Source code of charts
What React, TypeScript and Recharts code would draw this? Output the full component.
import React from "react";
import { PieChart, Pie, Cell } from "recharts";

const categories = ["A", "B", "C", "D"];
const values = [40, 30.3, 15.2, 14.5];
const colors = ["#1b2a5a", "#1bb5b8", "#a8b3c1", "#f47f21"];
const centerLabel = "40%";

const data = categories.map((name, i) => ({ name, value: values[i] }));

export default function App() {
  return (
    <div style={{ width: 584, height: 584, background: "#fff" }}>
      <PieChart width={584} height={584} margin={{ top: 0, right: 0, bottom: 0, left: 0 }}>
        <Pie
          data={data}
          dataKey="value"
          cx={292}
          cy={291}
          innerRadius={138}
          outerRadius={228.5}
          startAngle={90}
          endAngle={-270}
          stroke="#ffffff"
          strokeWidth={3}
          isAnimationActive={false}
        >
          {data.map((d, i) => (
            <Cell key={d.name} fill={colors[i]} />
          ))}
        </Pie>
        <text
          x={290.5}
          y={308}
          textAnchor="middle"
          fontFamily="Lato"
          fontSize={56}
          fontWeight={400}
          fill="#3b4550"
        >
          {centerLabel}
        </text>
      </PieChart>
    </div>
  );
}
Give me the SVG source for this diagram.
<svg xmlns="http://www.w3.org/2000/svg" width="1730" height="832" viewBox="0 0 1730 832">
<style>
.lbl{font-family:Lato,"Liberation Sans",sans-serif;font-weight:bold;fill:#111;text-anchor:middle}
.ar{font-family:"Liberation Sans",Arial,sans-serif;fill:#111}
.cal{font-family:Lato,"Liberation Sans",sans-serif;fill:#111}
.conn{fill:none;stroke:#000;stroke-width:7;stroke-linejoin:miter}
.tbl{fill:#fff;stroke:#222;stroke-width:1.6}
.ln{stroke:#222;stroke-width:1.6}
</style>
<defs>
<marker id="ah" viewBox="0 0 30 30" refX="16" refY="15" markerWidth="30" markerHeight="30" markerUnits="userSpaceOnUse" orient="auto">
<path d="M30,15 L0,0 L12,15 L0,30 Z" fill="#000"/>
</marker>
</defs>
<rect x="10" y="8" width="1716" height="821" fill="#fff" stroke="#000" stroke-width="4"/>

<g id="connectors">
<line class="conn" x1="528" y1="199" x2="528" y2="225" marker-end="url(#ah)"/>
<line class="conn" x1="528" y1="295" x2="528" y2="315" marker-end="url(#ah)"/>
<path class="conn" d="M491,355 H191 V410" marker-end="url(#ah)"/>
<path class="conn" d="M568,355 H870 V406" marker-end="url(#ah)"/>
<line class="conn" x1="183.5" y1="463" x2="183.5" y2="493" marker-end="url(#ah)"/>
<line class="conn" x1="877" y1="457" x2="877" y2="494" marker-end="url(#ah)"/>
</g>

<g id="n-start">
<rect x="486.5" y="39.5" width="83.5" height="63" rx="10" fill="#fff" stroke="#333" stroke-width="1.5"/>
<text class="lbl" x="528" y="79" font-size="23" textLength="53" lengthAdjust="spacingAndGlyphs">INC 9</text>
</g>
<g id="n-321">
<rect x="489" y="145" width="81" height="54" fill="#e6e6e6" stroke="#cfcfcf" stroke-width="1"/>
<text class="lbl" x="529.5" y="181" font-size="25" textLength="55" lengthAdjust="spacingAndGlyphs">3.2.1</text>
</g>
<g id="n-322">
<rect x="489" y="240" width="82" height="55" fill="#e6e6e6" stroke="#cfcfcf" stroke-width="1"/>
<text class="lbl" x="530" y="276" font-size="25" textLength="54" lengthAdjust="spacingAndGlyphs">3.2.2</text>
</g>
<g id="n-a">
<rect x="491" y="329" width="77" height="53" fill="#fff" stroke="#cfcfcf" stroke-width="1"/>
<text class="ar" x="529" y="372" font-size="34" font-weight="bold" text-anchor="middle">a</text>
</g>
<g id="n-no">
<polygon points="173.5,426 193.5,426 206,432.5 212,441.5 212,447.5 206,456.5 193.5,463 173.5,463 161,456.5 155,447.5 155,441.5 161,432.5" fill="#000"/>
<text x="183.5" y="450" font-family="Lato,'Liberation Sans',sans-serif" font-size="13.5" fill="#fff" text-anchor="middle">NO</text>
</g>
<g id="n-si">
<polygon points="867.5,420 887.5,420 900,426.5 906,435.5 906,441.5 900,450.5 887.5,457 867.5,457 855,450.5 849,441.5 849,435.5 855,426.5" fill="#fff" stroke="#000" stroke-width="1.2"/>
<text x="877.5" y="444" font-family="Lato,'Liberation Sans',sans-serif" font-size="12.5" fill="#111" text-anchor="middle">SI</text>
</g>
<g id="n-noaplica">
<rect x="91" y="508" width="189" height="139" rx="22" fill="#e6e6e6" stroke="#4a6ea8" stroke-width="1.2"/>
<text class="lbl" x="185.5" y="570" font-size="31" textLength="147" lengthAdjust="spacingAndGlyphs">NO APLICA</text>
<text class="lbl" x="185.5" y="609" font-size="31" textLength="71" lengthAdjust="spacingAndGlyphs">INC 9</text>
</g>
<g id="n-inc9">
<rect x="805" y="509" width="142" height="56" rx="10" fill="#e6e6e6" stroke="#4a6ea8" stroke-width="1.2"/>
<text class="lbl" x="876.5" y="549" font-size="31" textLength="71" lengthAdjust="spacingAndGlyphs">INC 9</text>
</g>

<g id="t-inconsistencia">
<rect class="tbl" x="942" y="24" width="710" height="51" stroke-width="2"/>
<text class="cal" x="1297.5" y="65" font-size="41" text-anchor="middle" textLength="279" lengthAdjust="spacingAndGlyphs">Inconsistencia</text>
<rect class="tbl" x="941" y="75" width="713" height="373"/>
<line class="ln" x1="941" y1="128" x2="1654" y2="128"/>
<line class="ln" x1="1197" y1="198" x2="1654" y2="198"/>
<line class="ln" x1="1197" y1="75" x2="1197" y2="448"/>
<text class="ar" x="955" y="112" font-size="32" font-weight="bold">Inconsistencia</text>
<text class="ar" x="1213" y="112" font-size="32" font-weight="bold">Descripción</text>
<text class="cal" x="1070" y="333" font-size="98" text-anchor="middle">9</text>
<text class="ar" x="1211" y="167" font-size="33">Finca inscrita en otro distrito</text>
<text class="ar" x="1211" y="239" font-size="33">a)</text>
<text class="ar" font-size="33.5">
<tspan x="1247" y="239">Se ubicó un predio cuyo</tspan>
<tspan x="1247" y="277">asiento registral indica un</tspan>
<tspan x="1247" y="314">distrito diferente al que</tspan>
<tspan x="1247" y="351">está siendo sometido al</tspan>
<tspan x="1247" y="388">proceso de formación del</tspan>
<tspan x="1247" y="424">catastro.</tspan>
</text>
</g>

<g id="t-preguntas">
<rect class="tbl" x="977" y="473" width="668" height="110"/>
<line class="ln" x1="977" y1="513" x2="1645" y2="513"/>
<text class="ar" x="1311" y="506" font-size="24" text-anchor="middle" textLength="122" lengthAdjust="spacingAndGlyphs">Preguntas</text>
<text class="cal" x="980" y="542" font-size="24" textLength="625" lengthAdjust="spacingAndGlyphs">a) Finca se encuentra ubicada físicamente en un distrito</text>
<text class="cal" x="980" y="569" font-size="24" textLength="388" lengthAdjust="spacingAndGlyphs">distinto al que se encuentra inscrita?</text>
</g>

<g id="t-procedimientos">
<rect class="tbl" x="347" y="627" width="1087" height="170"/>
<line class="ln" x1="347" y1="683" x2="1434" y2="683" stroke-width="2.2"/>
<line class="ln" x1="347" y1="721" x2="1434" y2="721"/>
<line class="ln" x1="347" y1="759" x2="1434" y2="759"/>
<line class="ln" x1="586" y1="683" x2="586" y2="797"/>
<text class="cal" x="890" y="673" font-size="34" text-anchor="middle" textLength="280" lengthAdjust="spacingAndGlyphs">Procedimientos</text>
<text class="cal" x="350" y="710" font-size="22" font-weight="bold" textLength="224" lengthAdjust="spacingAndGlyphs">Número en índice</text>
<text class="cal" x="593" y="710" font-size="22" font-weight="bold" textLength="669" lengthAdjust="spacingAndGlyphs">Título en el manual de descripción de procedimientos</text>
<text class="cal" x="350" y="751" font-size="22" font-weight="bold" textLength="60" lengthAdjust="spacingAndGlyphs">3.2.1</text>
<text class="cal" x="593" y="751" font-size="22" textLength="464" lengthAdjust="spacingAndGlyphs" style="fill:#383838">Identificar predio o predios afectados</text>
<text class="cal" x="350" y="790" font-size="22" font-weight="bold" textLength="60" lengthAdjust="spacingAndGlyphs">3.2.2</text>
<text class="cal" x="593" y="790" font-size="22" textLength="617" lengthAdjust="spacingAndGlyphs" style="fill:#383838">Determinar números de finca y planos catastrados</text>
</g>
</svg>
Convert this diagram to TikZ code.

Required work
Only the lines from the start of the data to the line holding "const data = categories.map((name, i)" are wanted; return them exactly, both ends included.

Correct output
What React, TypeScript and Recharts code would draw this? Output the full component.
import React from "react";
import { PieChart, Pie, Cell } from "recharts";

const categories = ["A", "B", "C", "D"];
const values = [40, 30.3, 15.2, 14.5];
const colors = ["#1b2a5a", "#1bb5b8", "#a8b3c1", "#f47f21"];
const centerLabel = "40%";

const data = categories.map((name, i) => ({ name, value: values[i] }));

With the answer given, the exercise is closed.